French President Nicolas Sarkozy threatened to pull out of the euro unless Merkel agreed to back the European Union’s bailout plan at a meeting last weekend in Brussels, El Pais reported, citing comments Spain’s Prime Minister Jose Luis Rodriguez Zapatero made at a meeting of socialist politicians. The Madrid-based newspaper didn’t say how it obtained the information.
Aides to Sarkozy, Merkel and Zapatero all denied the report that French president had threatened to pull out of the euro.
Europe’s currency has fallen 2.3 percent this week versus the dollar and decreased 1.5 percent against the yen after the region’s policy makers crafted an unprecedented loan package of almost $1 trillion to combat the sovereign-debt crisis.
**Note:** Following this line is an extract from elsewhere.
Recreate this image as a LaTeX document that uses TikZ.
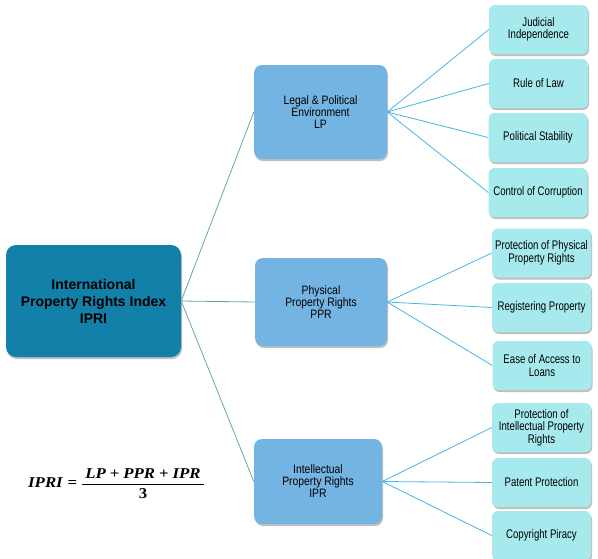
\documentclass[tikz,border=0pt]{standalone}
\usepackage{fontspec}
\setmainfont{Liberation Sans}
\newfontfamily\narrowfont[FakeStretch=0.77]{Liberation Sans}
\newfontfamily\midfont[FakeStretch=0.85]{Liberation Sans}
\newfontfamily\formulafont[FakeStretch=1.12]{Liberation Serif}
\usetikzlibrary{shadows,positioning}

\definecolor{ipriblue}{HTML}{1380AA}
\definecolor{midblue}{HTML}{74B4E2}
\definecolor{leafcyan}{HTML}{A7EAEE}
\definecolor{trunkline}{HTML}{62A9A6}
\definecolor{twigline}{HTML}{45B6E6}

\newcommand{\plusgap}{\hspace{4pt}\upshape+\hspace{4pt}\itshape}

\begin{document}
\begin{tikzpicture}[
        x=1pt, y=-1pt,
        box/.style={rounded corners=8pt, align=center, inner sep=2pt,
            drop shadow={shadow xshift=1pt, shadow yshift=-2pt, opacity=0.25, fill=black}},
        root/.style={box, fill=ipriblue, rounded corners=10pt, minimum width=175pt, minimum height=112pt,
            font=\bfseries\fontsize{14}{17}\selectfont},
        pillar/.style={box, fill=midblue, font=\midfont\fontsize{12.2}{12}\selectfont},
        leaf/.style={box, fill=leafcyan, rounded corners=6pt, minimum width=99pt, minimum height=49pt,
            font=\narrowfont\fontsize{12.5}{12.5}\selectfont},
        formula/.style={inner sep=0pt, font=\formulafont\bfseries\fontsize{15}{17}\selectfont},
        trunk/.style={trunkline, thick},
        twig/.style={twigline, thick}
    ]
    \useasboundingbox (0,0) rectangle (598,558);
    % main index and its three parts
    \node(ipri)[root] at (93.5,301) {International\\Property Rights Index\\IPRI};
    \node(lp)[pillar, minimum width=133pt, minimum height=94pt] at (320.5,112) {Legal \& Political\\Environment\\LP};
    \node(ppr)[pillar, minimum width=132pt, minimum height=88pt] at (321,302) {Physical\\Property Rights\\PPR};
    \node(ipr)[pillar, minimum width=128pt, minimum height=85pt] at (318,481.5) {Intellectual\\Property Rights\\IPR};
    % components
    \node(jud)[leaf] at (538.5,29.5) {Judicial\\Independence};
    \node(rol)[leaf] at (538.5,83.5) {Rule of Law};
    \node(pst)[leaf] at (538,137.5) {Political Stability};
    \node(coc)[leaf] at (538,192.5) {Control of Corruption};
    \node(ppp)[leaf] at (541.5,253) {Protection of Physical\\Property Rights};
    \node(reg)[leaf] at (541.5,307.5) {Registering Property};
    \node(eac)[leaf] at (542,365.5) {Ease of Access to\\Loans};
    \node(pip)[leaf] at (541.5,427.5) {Protection of\\Intellectual Property\\Rights};
    \node(pat)[leaf] at (541.5,482.5) {Patent Protection};
    \node(cop)[leaf] at (541.5,535.5) {Copyright Piracy};
    % formula
    \node(lhs)[formula, anchor=west] at (28,483) {\itshape IPRI\hspace{5pt}\upshape=};
    \node(num)[formula] at (143,474) {\itshape LP\plusgap PPR\plusgap IPR};
    \node(den)[formula] at (143,494) {3};
    \coordinate(barl) at (82,484.5);
    \coordinate(barr) at (204,484.5);
    \draw[line width=0.9pt] (barl) -- (barr);
    % connectors
    \foreach \pillarname in {lp,ppr,ipr}
        \draw[trunk] (ipri.east) -- (\pillarname.west);
    \foreach \comp in {jud,rol,pst,coc}
        \draw[twig] (lp.east) -- (\comp.west);
    \foreach \comp in {ppp,reg,eac}
        \draw[twig] (ppr.east) -- (\comp.west);
    \foreach \comp in {pip,pat,cop}
        \draw[twig] (ipr.east) -- (\comp.west);
\end{tikzpicture}
\end{document}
Moody’s Investors Service said there is a “greater than” 80 percent chance it will cut its rating on Greece’s debt again as the government struggles to push through measures to reduce its budget deficit.
Deutsche Bank AG Chief Executive Officer Josef Ackermann said Greece will require “incredible efforts” to repay its debts.
‘A Form of Meltdown’
Greece needs to be stabilized to avoid “a form of meltdown,” Deutsche Bank’s Ackermann said in the interview aired yesterday on ZDF television and posted on the German broadcaster’s website.
“I would doubt that Greece over time will be in a position to come up with the economic potential” to pay back what it owes, Ackermann said.
The euro has lost 8.6 percent this year, according to Bloomberg Correlation-Weighted Indices. The dollar has gained 6.7 percent and the yen has advanced 7.7 percent.
UBS AG, ranked by Euromoney Instituional Investor PL as the world’s second largest foreign-exchange trader, said the euro will reach $1.15 by December and $1.10 by the end of 2011, in a report dated yesterday, trimming its previous forecasts for the currency to trade at $1.30 and $1.25, respectively. ING Groep NV lowered its year-end prediction to $1.15 from $1.25, Chris Turner, head of foreign-exchange research in London, wrote in a research note today.
“You have to keep an open mind about how far the euro can fall,” Neil Mellor, a currency strategist at Bank of New York Mellon Corp. in London, said in a Bloomberg Radio interview today. Forecasts of a decline to parity against the dollar by year-end are “realistic,” Mellor said.
Sterling fell as much as 0.8 percent to $1.4497 before trading at $1.4565 as former Bank of England policy maker David Blanchflower predicted the U.K.’s governing coalition will collapse by year-end.
The U.K.’s Prime Minister David Cameron and his coalition partner, Nick Clegg, will “have a major problem keeping the left wing of the Liberal Democrats and the right wing” of the Conservatives in line, and a new election may be called before year-end, Blanchflower wrote in a Bloomberg News column today.
The pound has dropped 2.6 percent against the dollar since May 11, when the Conservatives and Liberal Democrats formed a coalition government five days after elections failed to provide a clear winner.